What can be said of the statement that we can enter "authentic" selfhood "now"? Existential flashes are not easily had to order. It is not even easy, by trying, to realize vividly the fact that you are going to die.

Even more dubious is the assertion that once you have entered this state "its meaning is imperishable". Can this mean "you will be able to remain in constant awareness of the unknowability of existence", or even "once you have been fully aware of existence your psychology will never be the same again"? Such psychological evidence we have would seem to indicate that existential awareness is usually momentary, and its permanent effects on a sane person are nil.

Our existentialist now tells us that "only by facing death realistically do we become ... reconciled to finitude". To be aware of one's finiteness is one thing; to be reconciled to it is quite another.
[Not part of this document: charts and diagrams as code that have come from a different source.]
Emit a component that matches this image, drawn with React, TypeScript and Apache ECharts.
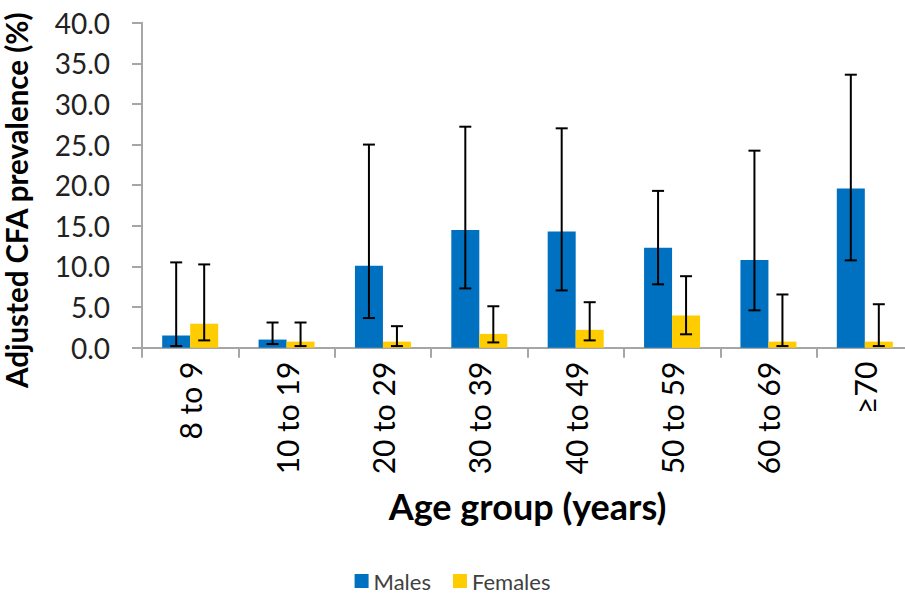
import React, { useEffect, useRef } from "react";
import * as echarts from "echarts";

const categories = ["8 to 9", "10 to 19", "20 to 29", "30 to 39", "40 to 49", "50 to 59", "60 to 69", "≥70"];
const malesValues = [1.5, 1.0, 10.1, 14.5, 14.3, 12.3, 10.8, 19.6];
const malesLower = [0.2, 0.45, 3.65, 7.3, 7.05, 7.8, 4.6, 10.75];
const malesUpper = [10.5, 3.1, 25.0, 27.2, 27.0, 19.3, 24.25, 33.6];
const femalesValues = [2.95, 0.75, 0.75, 1.7, 2.2, 3.95, 0.75, 0.75];
const femalesLower = [0.9, 0.2, 0.2, 0.65, 0.9, 1.65, 0.2, 0.2];
const femalesUpper = [10.25, 3.1, 2.65, 5.1, 5.6, 8.8, 6.55, 5.35];
const yTicks = { min: 0, max: 40, interval: 5 };

const FONT = "Lato";

function errorSeries(name: string, lower: number[], upper: number[], offset: number) {
  return {
    type: "custom",
    name: name + " CI",
    silent: true,
    z: 10,
    data: categories.map((_, i) => [i, lower[i], upper[i]]),
    renderItem: (params: any, api: any) => {
      const idx = api.value(0);
      const lo = api.coord([idx, api.value(1)]);
      const hi = api.coord([idx, api.value(2)]);
      const x = lo[0] + offset;
      const cap = 6;
      const style = { stroke: "#000000", lineWidth: 2 };
      return {
        type: "group",
        children: [
          { type: "line", shape: { x1: x, y1: lo[1], x2: x, y2: hi[1] }, style },
          { type: "line", shape: { x1: x - cap, y1: lo[1], x2: x + cap, y2: lo[1] }, style },
          { type: "line", shape: { x1: x - cap, y1: hi[1], x2: x + cap, y2: hi[1] }, style },
        ],
      };
    },
  };
}

export default function App() {
  const ref = useRef<HTMLDivElement>(null);
  useEffect(() => {
    if (!ref.current) return;
    const chart = echarts.init(ref.current, undefined, { renderer: "svg" });
    chart.setOption({
      animation: false,
      backgroundColor: "#ffffff",
      textStyle: { fontFamily: FONT },
      grid: { left: 142, right: -8, top: 22.7, bottom: 251.3, containLabel: false, outerBoundsMode: "none" },
      legend: {
        data: ["Males", "Females"],
        bottom: 2,
        left: "center",
        icon: "rect",
        itemWidth: 14,
        itemHeight: 14,
        itemGap: 22,
        textStyle: { fontFamily: FONT, fontSize: 22, color: "#404040" },
      },
      xAxis: {
        type: "category",
        data: categories,
        axisLine: { lineStyle: { color: "#a6a6a6", width: 2 } },
        axisTick: { show: true, length: 10, interval: 0, lineStyle: { color: "#a6a6a6", width: 2 } },
        axisLabel: { rotate: 90, interval: 0, margin: 14, fontSize: 30, color: "#000000", fontFamily: FONT },
        name: "Age group (years)",
        nameLocation: "middle",
        nameGap: 140,
        nameTextStyle: { fontSize: 36, fontWeight: "bold", color: "#000000", fontFamily: FONT },
      },
      yAxis: {
        type: "value",
        min: yTicks.min,
        max: yTicks.max,
        interval: yTicks.interval,
        splitLine: { show: false },
        axisLine: { show: true, lineStyle: { color: "#a6a6a6", width: 2 } },
        axisTick: { show: true, length: 10, lineStyle: { color: "#a6a6a6", width: 2 } },
        axisLabel: { margin: 32, fontSize: 28, color: "#222222", fontFamily: FONT, formatter: (v: number) => v.toFixed(1) },
        name: "Adjusted CFA prevalence (%)",
        nameLocation: "middle",
        nameGap: 111,
        nameTextStyle: { fontSize: 29.5, fontWeight: "bold", color: "#000000", fontFamily: FONT, padding: [0, 30, 0, 0] },
      },
      series: [
        {
          name: "Males",
          type: "bar",
          data: malesValues,
          barWidth: 28,
          barGap: "0%",
          itemStyle: { color: "#0070C0" },
        },
        {
          name: "Females",
          type: "bar",
          data: femalesValues,
          barWidth: 28,
          barGap: "0%",
          itemStyle: { color: "#FFCC00" },
        },
        errorSeries("Males", malesLower, malesUpper, -14),
        errorSeries("Females", femalesLower, femalesUpper, 14),
      ],
    });
    return () => chart.dispose();
  }, []);
  return <div ref={ref} style={{ width: 905, height: 599, position: "absolute", left: 0, top: 0 }} />;
}
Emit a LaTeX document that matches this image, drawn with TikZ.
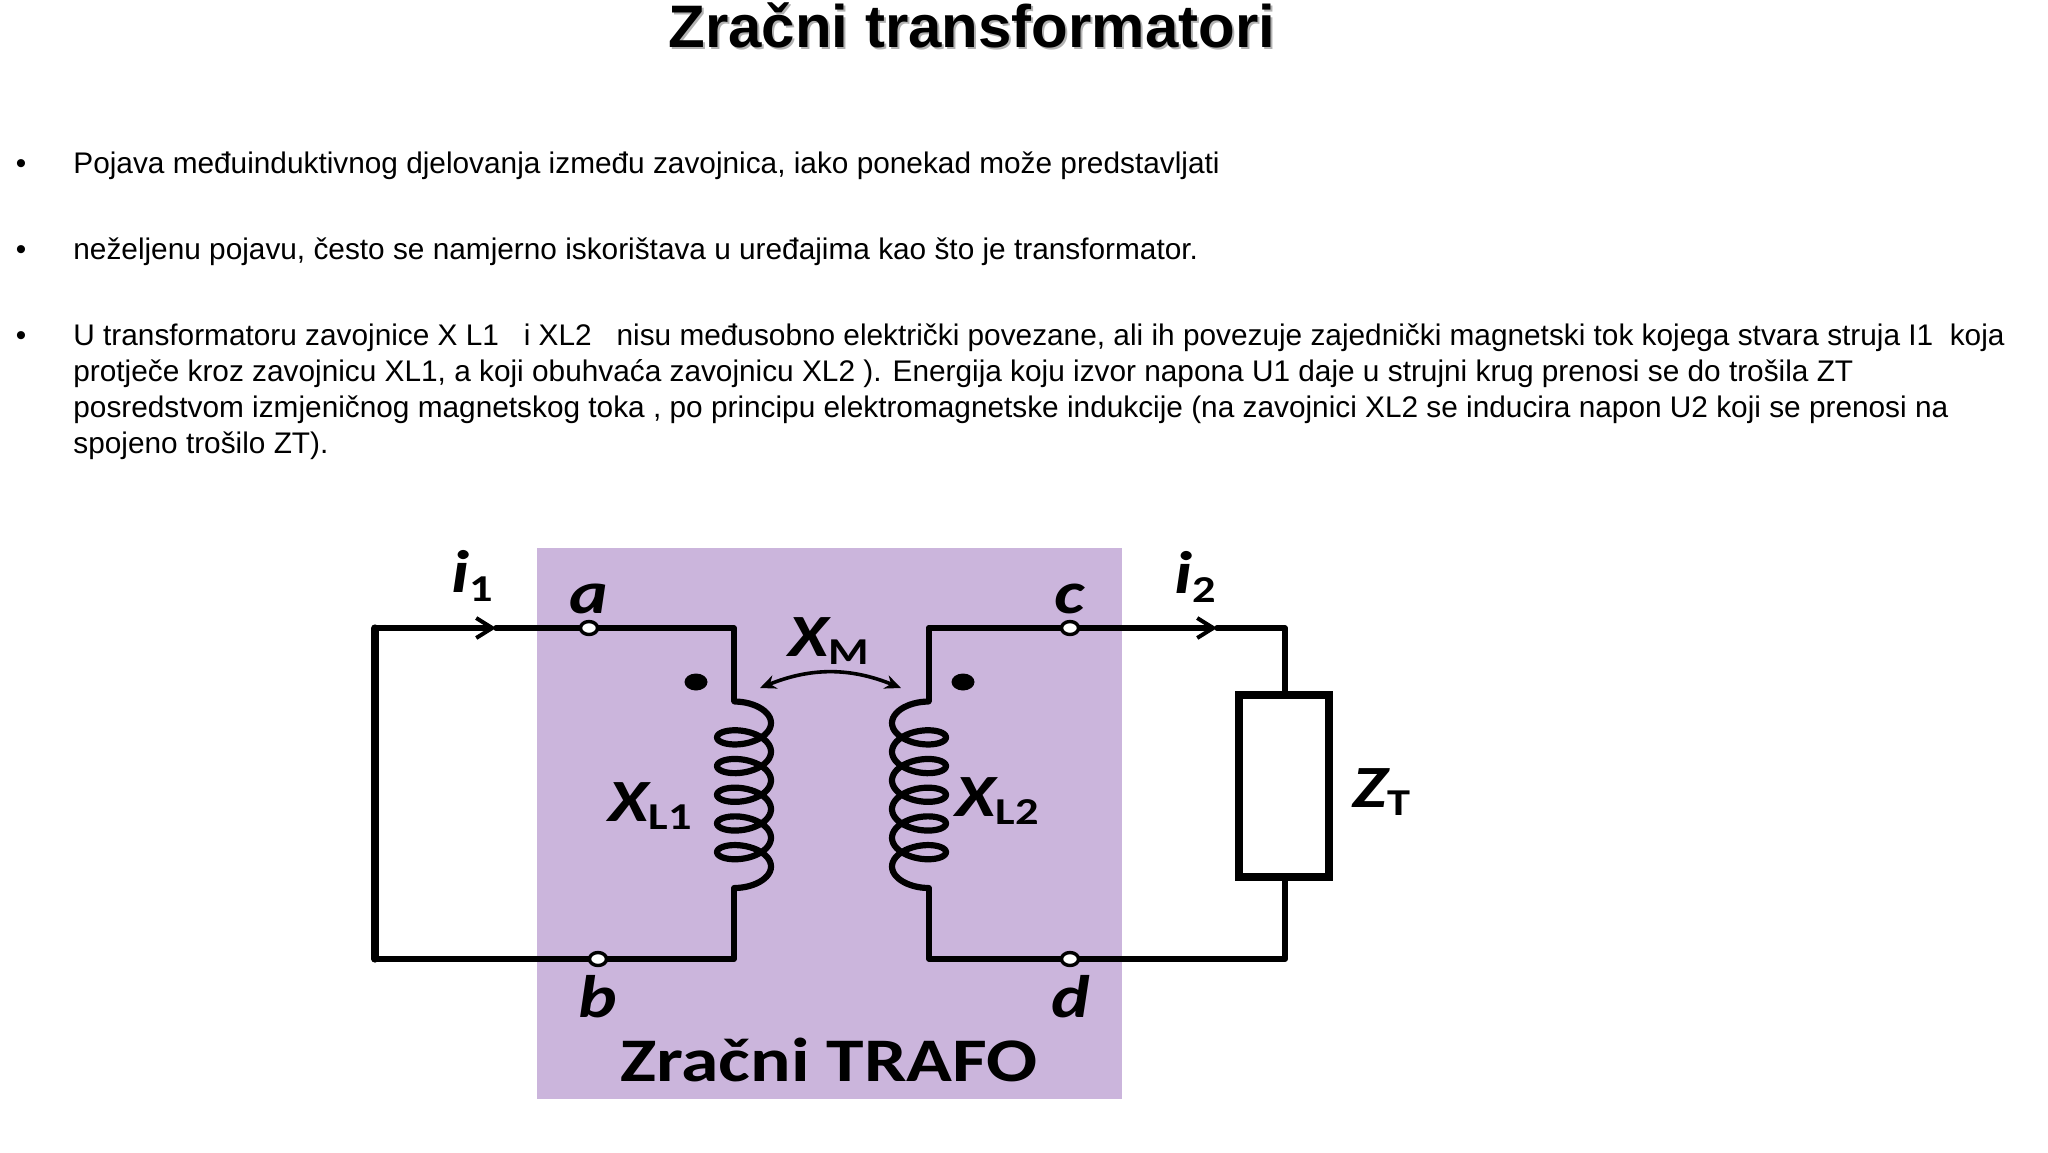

Nearly everyone seems to manage to be reconciled without being aware; I should have thought it probable that anyone who was fully aware of it would find it intolerable.


[1] Rosalind Heywood, The Infinite Hive , Chatto and Windus,
    1964, p.224.

[2] Quoted in William James, The Varieties of Religious Experience,
    Random House, 1902, p.158.

[3] Th. Jouffroy, quoted in William James, Varieties of Religious
    Experience, Random House, 1902, p.173.

[4] Erich Fromm, The Fear of Freedom, Routledge and Kegan Paul,
    1942, pp.16-17.

[5] David E. Roberts (on Karl Jaspers), Existentialism and Religious
    Belief, Oxford University Press, New York, 1957, p.248.